Chapter V — Assets and funds of the Association
§31 — Sources of the Association's assets are: membership fees; donations (cash and in kind); public and private grants; sponsoring; public collections and campaigns; income from the assets of the organisation and capital investments; income from paid public-benefit operations; inheritances and bequests. The Association may receive free of charge ownership or the right to use movables, immovables, and other property rights.
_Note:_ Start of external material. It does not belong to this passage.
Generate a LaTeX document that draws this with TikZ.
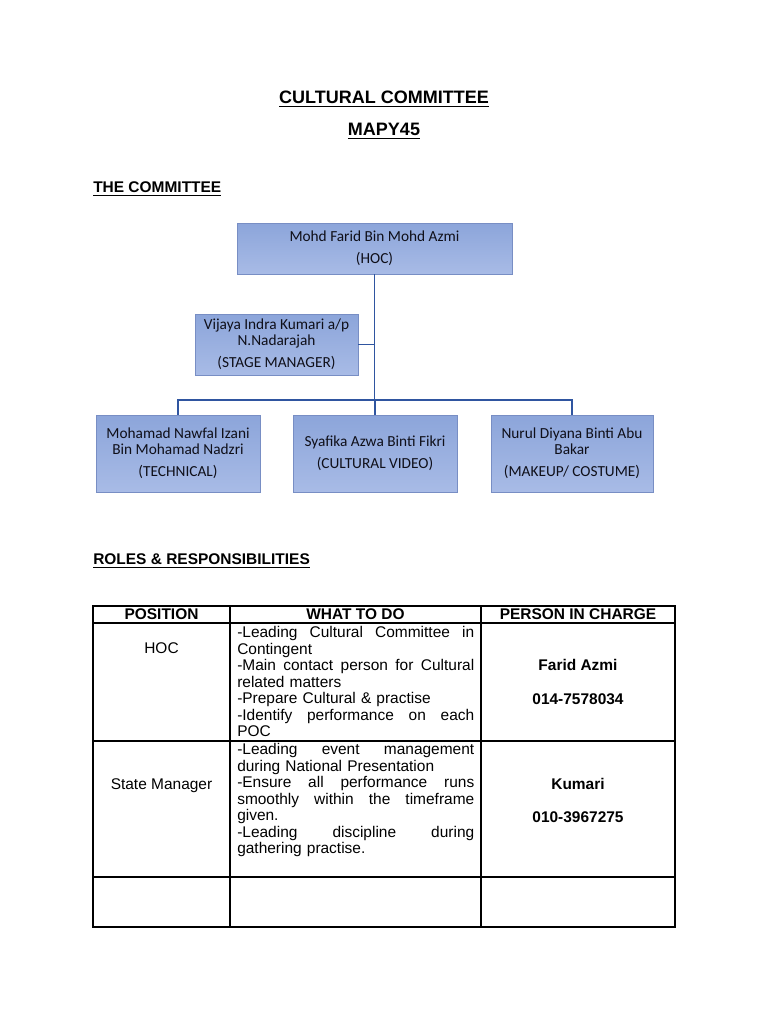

§32 — The Association manages its finances in accordance with applicable law. It is prohibited to: grant loans or secure liabilities with the assets of the organisation in relation to its members, members of its bodies, employees, or persons closely related to them, or transfer assets to such persons on terms more favourable than to third parties (including free of charge or on preferential terms); use the assets for the benefit of members, board members, or employees and their relatives on principles other than in relation to third parties, unless such use results directly from the statutory purpose; and purchase goods or services from entities in which members of the organisation, members of its bodies or employees and their relatives participate, on principles other than in relation to third parties or at prices higher than market prices.
§33 — Decisions about acquiring, disposing of, and encumbering the assets of the Association are taken by the Board of Directors.
Chapter VI — Final provisions
§34 — A resolution concerning the amendment of the statute or dissolution of the Association is adopted by the General Meeting by a majority of two thirds (2/3) of the votes in the presence of at least half of the members entitled to vote. While adopting a resolution to dissolve the Association, the General Meeting determines the manner of liquidation and the allocation of the Association's assets.